CORE SWX, LLC v. VITEC GROUP UNITED STATES HOLDINGS

United States District Court, Eastern District of New York (2022)

Facts

Issue

Holding — Wicks, J.

Rule

Reasoning

Deep Dive: How the Court Reached Its Decision

Court's Reasoning on Trade Secret Misappropriation

The United States Magistrate Judge reasoned that the defendants failed to sufficiently plead the existence of a trade secret in their counterclaims. The judge emphasized that the allegations presented by the defendants were too vague and did not identify specific information or documents that constituted the trade secrets. Additionally, the court pointed out that while trade secrets must be treated with confidentiality and demonstrate economic value, the defendants did not provide adequate detail regarding the security measures taken to protect this information. The judge noted that the counterclaims lacked specifics about how the alleged trade secrets were acquired or used improperly, which rendered the claim insufficient. Moreover, the court found that the defendants did not adequately demonstrate that the information was misappropriated since they failed to provide factual details regarding how the information was accessed or shared. This lack of specificity was crucial in determining that the counterclaims for misappropriation of trade secrets should be dismissed. Overall, the court concluded that the defendants had not met the pleading requirements necessary to establish a plausible claim under the Defend Trade Secrets Act and New York law.

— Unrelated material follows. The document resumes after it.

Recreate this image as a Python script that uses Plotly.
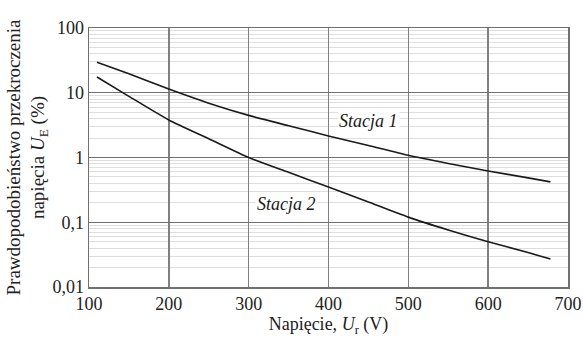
import math
import plotly.graph_objects as go

x1 = [110, 150, 200, 250, 300, 350, 400, 450, 500, 550, 600, 650, 678]
stacja1 = [29.6, 19.6, 11.4, 6.9, 4.47, 3.1, 2.15, 1.53, 1.08, 0.81, 0.62, 0.485, 0.42]
x2 = [110, 150, 200, 250, 300, 350, 400, 450, 500, 550, 600, 650, 678]
stacja2 = [17.5, 8.8, 3.8, 1.95, 1.0, 0.59, 0.35, 0.205, 0.12, 0.076, 0.05, 0.034, 0.027]

xticks = [100, 200, 300, 400, 500, 600, 700]
yticks = [0.01, 0.1, 1, 10, 100]
yticklabels = ["0,01", "0,1", "1", "10", "100"]

font = "Liberation Serif, Times New Roman, serif"
line = dict(color="#1a1a1a", width=1.6)

fig = go.Figure()
fig.add_trace(go.Scatter(x=x1, y=stacja1, mode="lines", line=dict(**line, shape="spline", smoothing=0.6),
                         showlegend=False, hoverinfo="skip"))
fig.add_trace(go.Scatter(x=x2, y=stacja2, mode="lines", line=dict(**line, shape="spline", smoothing=0.6),
                         showlegend=False, hoverinfo="skip"))

fig.add_annotation(x=450, y=math.log10(3.66), text="<i>Stacja 1</i>", showarrow=False,
                   bgcolor="white", font=dict(family=font, size=18, color="#1a1a1a"))
fig.add_annotation(x=348, y=math.log10(0.19), text="<i>Stacja 2</i>", showarrow=False,
                   bgcolor="white", font=dict(family=font, size=18, color="#1a1a1a"))

fig.update_layout(
    width=583, height=338,
    margin=dict(l=89, r=15, t=28, b=51),
    paper_bgcolor="white", plot_bgcolor="white",
    font=dict(family=font, size=18, color="#222"),
    xaxis=dict(range=[100, 700], tickvals=xticks, ticks="", showgrid=True, automargin=False,
               gridcolor="#808080", gridwidth=1.4, showline=True, linecolor="#707070", linewidth=1.5,
               mirror=True, zeroline=False,
               title=dict(text="Napięcie, <i>U</i><sub>r</sub> (V)", standoff=0, font=dict(size=18))),
    yaxis=dict(type="log", range=[-2, 2], tickvals=yticks, ticktext=yticklabels, ticks="",
               automargin=False,
               showgrid=True, gridcolor="#707070", gridwidth=1.4, showline=True, linecolor="#707070",
               linewidth=1.5, mirror=True, zeroline=False,
               minor=dict(dtick="D1", showgrid=True, gridcolor="#dedede", gridwidth=1, ticks=""),
               title=dict(text="Prawdopodobieństwo przekroczenia<br>napięcia <i>U</i><sub>E</sub> (%)",
                          standoff=2, font=dict(size=19))),
)

fig.write_html("out.html", config={"displayModeBar": False, "staticPlot": True},
               post_script="document.body.style.margin='0';document.body.style.overflow='hidden';")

Court's Reasoning on Breach of Contract

In contrast, the court found that the breach of contract claims against Core's executives, Kanarek and Todd, were sufficiently pleaded. The judge noted that the executives had signed a Letter of Intent (LOI) that did not include explicit language limiting their personal liability, thereby allowing the claim to proceed against them individually. The court highlighted that the LOI was signed by Kanarek and Todd as “Sellers,” indicating their personal commitment to the agreement rather than representing Core alone. This distinction was significant because it demonstrated that the executives intended to assume personal liability for the obligations outlined in the LOI. The judge pointed out the absence of any indication that either Kanarek or Todd acted solely in their capacity as agents for Core, which supported the claim’s validity. Furthermore, the court referenced that the LOI contained confidentiality provisions that were allegedly breached when Core filed the lawsuit and made confidential communications public. Thus, the court concluded that the breach of contract claims against Kanarek and Todd should not be dismissed, allowing the case to proceed on that basis.

Conclusion of the Court

Ultimately, the court recommended granting the motion to dismiss the defendants' counterclaims for misappropriation of trade secrets due to insufficient pleading. However, it allowed the breach of contract claims against Core's executives to continue, recognizing the potential personal liability stemming from their actions. The judge's analysis highlighted the importance of specificity in pleading trade secrets and the necessity of distinguishing personal liability in contractual agreements. This case underscored the distinct legal standards applicable to trade secret misappropriation claims and breach of contract claims, emphasizing that parties must clearly articulate their allegations and intentions within their pleadings. The recommendation included that the dismissals of the trade secret claims be without prejudice, providing the defendants an opportunity to amend their counterclaims if they could adequately plead the necessary details to support their claims.